- _Brief_: Nothing outside the range from the line with "Write a LaTeX" to the line with "(sq) at (345,205)" belongs in the copy, and no pictures do either; repeat that range exactly.

(Records with drawing code)
━━━━━━

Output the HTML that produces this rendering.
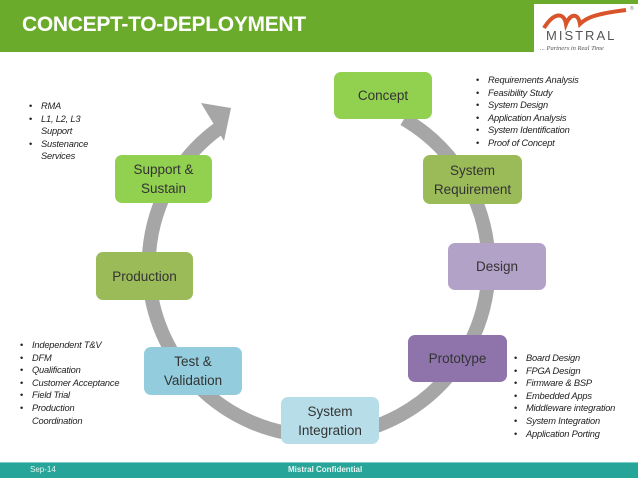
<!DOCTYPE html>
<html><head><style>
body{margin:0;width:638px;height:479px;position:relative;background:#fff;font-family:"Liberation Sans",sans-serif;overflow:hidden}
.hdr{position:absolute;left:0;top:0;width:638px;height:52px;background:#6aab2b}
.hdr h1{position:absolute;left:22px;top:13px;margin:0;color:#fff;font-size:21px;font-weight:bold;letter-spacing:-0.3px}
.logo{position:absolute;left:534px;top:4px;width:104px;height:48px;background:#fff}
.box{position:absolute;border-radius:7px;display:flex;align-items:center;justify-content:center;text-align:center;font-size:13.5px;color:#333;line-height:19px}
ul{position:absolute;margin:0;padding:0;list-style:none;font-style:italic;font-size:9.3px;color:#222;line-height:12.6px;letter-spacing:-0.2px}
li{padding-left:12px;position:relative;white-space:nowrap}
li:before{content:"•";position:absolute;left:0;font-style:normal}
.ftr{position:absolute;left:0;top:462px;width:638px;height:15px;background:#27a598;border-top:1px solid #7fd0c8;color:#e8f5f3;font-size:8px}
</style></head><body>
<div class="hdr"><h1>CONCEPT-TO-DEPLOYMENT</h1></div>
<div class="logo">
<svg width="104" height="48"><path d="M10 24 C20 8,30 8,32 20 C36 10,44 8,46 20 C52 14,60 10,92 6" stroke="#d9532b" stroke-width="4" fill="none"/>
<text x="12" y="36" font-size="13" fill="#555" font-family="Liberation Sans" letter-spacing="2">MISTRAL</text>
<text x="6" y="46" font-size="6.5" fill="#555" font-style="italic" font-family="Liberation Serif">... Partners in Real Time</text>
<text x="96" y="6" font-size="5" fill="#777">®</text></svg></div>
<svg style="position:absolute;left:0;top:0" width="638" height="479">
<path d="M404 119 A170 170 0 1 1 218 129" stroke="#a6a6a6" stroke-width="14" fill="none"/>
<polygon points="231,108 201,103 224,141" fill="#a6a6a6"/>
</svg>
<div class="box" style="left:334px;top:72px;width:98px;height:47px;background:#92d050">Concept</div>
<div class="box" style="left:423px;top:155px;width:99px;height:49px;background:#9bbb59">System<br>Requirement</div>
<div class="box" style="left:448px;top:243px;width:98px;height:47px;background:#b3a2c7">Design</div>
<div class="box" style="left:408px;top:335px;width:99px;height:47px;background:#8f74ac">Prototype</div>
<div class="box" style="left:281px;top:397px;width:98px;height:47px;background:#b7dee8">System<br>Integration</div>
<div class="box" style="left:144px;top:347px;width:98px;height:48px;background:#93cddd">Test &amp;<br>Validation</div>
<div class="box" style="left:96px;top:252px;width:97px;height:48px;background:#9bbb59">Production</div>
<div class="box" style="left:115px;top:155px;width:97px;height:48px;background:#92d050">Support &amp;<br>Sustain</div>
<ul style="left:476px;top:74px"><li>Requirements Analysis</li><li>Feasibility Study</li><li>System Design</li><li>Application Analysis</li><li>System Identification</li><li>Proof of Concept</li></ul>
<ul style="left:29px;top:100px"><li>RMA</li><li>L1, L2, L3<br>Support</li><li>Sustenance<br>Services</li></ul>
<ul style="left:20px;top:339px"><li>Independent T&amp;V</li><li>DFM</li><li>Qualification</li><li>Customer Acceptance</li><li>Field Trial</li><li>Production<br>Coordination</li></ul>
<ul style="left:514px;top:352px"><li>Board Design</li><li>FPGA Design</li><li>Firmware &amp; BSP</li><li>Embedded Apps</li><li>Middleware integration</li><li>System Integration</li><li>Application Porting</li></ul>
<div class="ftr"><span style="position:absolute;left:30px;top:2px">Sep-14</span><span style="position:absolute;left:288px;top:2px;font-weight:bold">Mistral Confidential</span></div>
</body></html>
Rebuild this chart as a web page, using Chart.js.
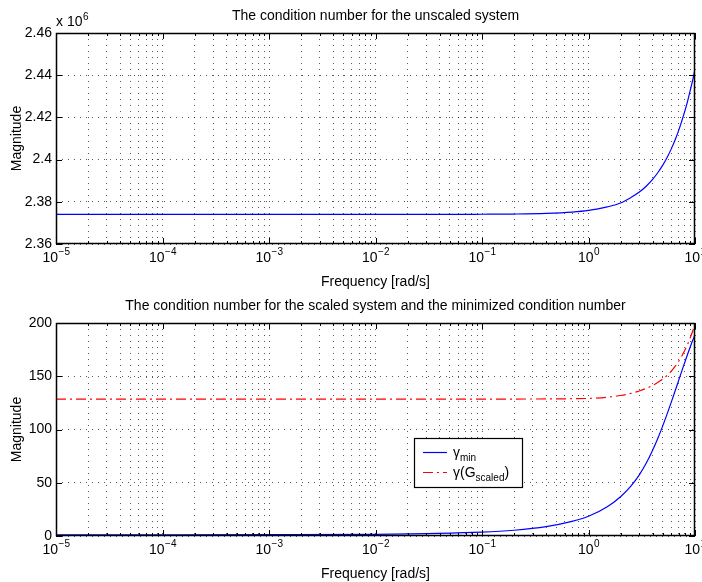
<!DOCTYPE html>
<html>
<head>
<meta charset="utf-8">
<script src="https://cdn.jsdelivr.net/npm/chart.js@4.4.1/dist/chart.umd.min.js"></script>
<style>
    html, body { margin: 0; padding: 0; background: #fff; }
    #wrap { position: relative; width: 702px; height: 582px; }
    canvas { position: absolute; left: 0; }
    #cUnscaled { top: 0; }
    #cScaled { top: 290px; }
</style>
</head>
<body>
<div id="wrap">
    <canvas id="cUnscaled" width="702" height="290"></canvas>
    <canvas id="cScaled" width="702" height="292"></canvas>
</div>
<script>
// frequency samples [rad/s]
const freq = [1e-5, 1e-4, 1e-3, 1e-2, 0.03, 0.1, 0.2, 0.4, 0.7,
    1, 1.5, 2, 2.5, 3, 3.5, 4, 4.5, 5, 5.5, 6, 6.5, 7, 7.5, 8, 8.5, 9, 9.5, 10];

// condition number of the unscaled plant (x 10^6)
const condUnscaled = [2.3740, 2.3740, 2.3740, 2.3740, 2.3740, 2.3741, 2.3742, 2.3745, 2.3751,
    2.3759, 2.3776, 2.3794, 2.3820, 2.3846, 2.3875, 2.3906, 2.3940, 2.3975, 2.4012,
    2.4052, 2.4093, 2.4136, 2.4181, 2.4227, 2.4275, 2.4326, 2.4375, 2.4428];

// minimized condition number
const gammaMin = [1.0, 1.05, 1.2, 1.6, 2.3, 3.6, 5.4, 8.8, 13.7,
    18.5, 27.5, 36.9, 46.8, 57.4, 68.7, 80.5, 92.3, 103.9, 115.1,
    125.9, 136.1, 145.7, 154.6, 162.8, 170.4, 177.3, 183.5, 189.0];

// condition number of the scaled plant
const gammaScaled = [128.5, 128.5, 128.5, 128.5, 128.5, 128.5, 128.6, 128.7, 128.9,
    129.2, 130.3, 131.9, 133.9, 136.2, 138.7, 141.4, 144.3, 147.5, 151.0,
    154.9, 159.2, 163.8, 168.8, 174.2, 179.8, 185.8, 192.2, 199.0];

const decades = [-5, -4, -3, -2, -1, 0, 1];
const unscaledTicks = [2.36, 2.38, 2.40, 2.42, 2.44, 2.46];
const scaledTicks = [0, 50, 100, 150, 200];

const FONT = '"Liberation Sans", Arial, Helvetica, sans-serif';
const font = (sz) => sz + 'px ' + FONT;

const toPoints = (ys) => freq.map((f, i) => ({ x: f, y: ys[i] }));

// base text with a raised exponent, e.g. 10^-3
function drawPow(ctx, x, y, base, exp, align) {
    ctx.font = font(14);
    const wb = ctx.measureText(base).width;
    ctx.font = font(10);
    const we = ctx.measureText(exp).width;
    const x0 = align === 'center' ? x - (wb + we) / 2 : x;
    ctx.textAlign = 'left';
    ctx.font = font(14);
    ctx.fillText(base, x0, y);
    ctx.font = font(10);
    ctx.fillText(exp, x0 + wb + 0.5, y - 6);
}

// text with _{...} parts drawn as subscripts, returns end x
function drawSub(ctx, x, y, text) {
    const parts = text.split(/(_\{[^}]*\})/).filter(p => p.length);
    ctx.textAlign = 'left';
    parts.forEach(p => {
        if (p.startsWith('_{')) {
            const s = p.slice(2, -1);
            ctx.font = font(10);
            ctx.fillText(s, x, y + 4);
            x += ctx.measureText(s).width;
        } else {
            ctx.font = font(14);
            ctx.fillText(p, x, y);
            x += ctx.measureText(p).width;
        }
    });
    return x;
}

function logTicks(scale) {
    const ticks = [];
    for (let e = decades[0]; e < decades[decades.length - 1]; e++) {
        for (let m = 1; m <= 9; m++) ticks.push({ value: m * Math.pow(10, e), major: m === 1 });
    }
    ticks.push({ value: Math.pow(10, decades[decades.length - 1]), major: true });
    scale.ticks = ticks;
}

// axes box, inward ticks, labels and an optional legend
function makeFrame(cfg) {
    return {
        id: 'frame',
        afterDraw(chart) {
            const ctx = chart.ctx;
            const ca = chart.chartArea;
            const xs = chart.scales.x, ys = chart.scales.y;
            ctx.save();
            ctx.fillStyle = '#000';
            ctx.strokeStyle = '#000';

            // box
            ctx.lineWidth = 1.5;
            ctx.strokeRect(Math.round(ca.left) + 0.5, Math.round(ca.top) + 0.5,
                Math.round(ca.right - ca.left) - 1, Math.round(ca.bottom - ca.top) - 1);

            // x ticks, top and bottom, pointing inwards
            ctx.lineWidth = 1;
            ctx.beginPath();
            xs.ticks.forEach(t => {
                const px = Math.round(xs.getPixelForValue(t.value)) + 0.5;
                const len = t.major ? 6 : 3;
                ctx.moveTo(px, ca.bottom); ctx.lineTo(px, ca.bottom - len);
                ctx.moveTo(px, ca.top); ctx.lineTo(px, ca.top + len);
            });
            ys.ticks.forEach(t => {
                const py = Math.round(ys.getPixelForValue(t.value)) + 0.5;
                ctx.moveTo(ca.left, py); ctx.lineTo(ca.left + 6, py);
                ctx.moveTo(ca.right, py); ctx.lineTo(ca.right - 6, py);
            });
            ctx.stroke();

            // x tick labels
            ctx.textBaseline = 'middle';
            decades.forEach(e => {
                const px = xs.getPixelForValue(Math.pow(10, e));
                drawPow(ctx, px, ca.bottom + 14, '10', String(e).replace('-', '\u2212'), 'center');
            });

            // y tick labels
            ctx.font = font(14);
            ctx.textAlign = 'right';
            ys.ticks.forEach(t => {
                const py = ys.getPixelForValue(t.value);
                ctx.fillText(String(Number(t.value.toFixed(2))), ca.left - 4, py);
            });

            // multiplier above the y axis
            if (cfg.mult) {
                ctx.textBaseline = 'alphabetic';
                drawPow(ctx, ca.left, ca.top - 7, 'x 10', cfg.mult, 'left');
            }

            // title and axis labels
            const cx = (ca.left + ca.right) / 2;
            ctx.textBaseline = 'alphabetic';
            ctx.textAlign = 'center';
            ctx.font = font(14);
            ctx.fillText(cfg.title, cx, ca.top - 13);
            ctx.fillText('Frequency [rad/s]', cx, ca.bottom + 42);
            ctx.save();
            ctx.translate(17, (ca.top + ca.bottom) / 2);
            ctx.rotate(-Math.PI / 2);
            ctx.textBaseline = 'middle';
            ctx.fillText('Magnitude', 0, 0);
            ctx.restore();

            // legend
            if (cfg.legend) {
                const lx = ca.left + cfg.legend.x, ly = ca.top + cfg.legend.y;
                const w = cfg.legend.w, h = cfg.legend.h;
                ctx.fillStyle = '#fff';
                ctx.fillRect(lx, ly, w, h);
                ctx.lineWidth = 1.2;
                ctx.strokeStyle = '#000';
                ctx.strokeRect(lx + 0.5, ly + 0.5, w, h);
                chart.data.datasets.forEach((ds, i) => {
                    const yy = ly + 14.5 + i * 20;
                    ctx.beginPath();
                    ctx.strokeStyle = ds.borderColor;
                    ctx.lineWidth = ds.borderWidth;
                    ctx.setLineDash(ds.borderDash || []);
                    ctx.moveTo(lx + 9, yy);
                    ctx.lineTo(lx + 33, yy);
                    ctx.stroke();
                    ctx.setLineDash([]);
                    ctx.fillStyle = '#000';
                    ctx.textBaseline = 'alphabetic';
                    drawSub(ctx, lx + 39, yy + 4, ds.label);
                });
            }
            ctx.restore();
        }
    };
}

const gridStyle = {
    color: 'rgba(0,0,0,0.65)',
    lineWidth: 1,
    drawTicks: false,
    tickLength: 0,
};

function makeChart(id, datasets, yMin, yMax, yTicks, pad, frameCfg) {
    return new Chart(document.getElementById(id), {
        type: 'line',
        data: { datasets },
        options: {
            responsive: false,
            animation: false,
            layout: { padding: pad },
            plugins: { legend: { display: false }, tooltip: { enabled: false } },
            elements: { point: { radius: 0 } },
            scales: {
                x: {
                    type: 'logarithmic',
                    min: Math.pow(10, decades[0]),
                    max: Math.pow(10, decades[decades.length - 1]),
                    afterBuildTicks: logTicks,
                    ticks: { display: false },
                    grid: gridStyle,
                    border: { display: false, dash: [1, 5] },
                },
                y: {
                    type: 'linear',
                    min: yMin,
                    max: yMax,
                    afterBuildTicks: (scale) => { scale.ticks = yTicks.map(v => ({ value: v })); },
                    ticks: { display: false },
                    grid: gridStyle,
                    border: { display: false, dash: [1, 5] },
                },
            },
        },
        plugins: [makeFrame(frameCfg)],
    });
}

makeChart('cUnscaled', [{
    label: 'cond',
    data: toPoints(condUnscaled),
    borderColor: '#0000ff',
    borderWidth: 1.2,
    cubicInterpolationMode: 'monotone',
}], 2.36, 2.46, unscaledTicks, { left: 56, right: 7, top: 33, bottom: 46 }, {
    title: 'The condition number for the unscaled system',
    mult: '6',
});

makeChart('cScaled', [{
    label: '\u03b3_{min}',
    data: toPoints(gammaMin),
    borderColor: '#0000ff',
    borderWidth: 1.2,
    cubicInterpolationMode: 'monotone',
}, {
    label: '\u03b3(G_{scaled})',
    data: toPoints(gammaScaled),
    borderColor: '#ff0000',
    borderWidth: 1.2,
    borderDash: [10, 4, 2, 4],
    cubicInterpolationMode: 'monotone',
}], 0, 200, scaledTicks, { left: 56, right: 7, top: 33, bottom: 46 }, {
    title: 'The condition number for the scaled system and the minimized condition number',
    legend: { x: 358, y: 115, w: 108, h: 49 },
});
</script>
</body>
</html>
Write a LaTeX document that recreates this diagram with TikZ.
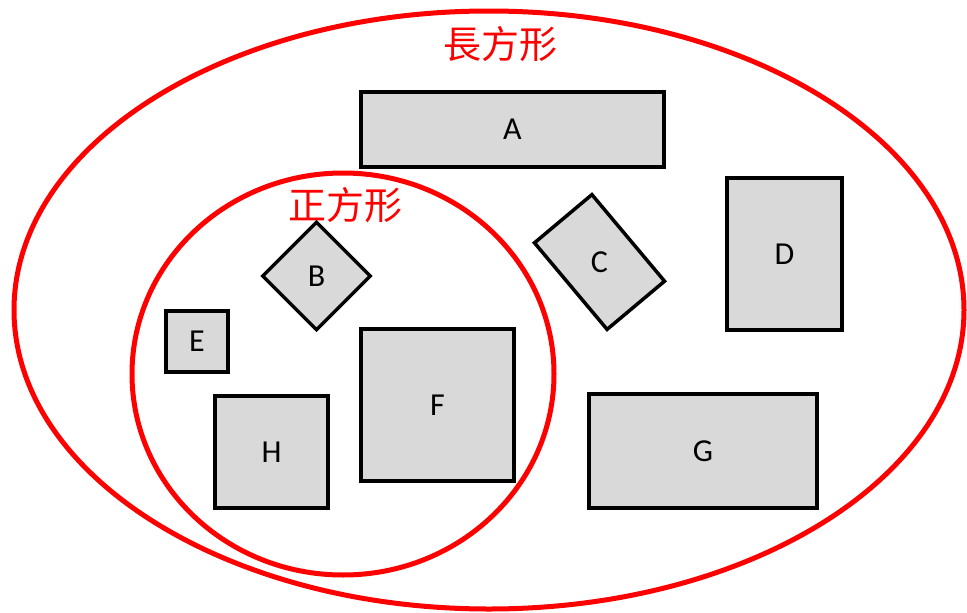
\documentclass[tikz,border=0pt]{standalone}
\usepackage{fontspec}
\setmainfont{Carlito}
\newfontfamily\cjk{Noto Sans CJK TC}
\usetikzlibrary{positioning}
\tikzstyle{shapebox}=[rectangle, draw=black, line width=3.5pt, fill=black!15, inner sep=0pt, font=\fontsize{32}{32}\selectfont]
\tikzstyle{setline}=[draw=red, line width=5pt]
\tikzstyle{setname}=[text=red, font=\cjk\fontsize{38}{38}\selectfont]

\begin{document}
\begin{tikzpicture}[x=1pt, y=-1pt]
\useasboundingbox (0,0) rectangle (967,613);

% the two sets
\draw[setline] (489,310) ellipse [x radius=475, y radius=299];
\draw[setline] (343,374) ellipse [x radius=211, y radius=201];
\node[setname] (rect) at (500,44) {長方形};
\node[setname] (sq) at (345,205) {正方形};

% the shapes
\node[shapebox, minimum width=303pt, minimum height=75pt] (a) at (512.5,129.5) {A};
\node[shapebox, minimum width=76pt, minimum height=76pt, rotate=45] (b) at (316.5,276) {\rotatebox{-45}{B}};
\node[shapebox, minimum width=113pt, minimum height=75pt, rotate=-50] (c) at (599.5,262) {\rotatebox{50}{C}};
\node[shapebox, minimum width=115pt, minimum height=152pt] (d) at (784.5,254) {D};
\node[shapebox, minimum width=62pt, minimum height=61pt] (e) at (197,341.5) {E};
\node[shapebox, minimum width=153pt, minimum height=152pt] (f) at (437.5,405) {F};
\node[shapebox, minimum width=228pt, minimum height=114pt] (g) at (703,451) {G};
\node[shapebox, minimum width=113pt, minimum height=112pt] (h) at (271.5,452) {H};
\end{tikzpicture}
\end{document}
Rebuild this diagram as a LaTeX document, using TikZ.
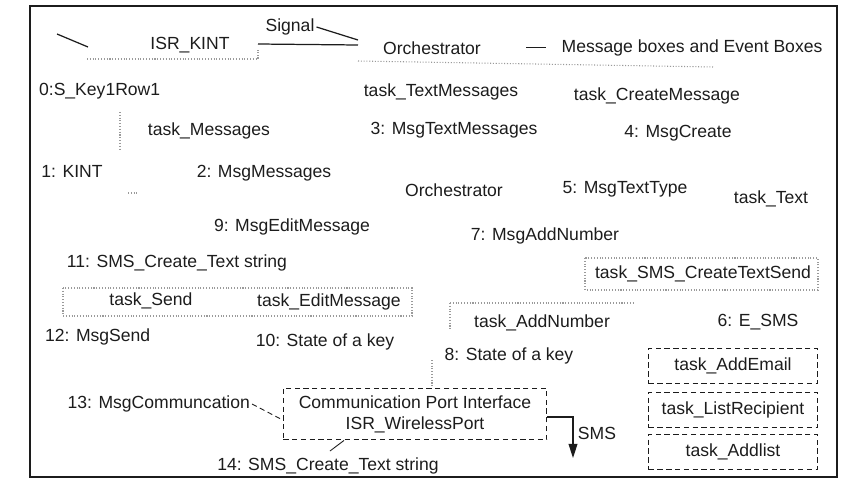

━━━━━━

- _Answer to the task_:
Write a LaTeX document that recreates this diagram with TikZ.
\documentclass[tikz,border=0pt]{standalone}
\usepackage{fontspec}
\setmainfont{Carlito}
\newfontfamily\cjk{Noto Sans CJK TC}
\usetikzlibrary{positioning}
\tikzstyle{shapebox}=[rectangle, draw=black, line width=3.5pt, fill=black!15, inner sep=0pt, font=\fontsize{32}{32}\selectfont]
\tikzstyle{setline}=[draw=red, line width=5pt]
\tikzstyle{setname}=[text=red, font=\cjk\fontsize{38}{38}\selectfont]

\begin{document}
\begin{tikzpicture}[x=1pt, y=-1pt]
\useasboundingbox (0,0) rectangle (967,613);

% the two sets
\draw[setline] (489,310) ellipse [x radius=475, y radius=299];
\draw[setline] (343,374) ellipse [x radius=211, y radius=201];
\node[setname] (rect) at (500,44) {長方形};
\node[setname] (sq) at (345,205) {正方形};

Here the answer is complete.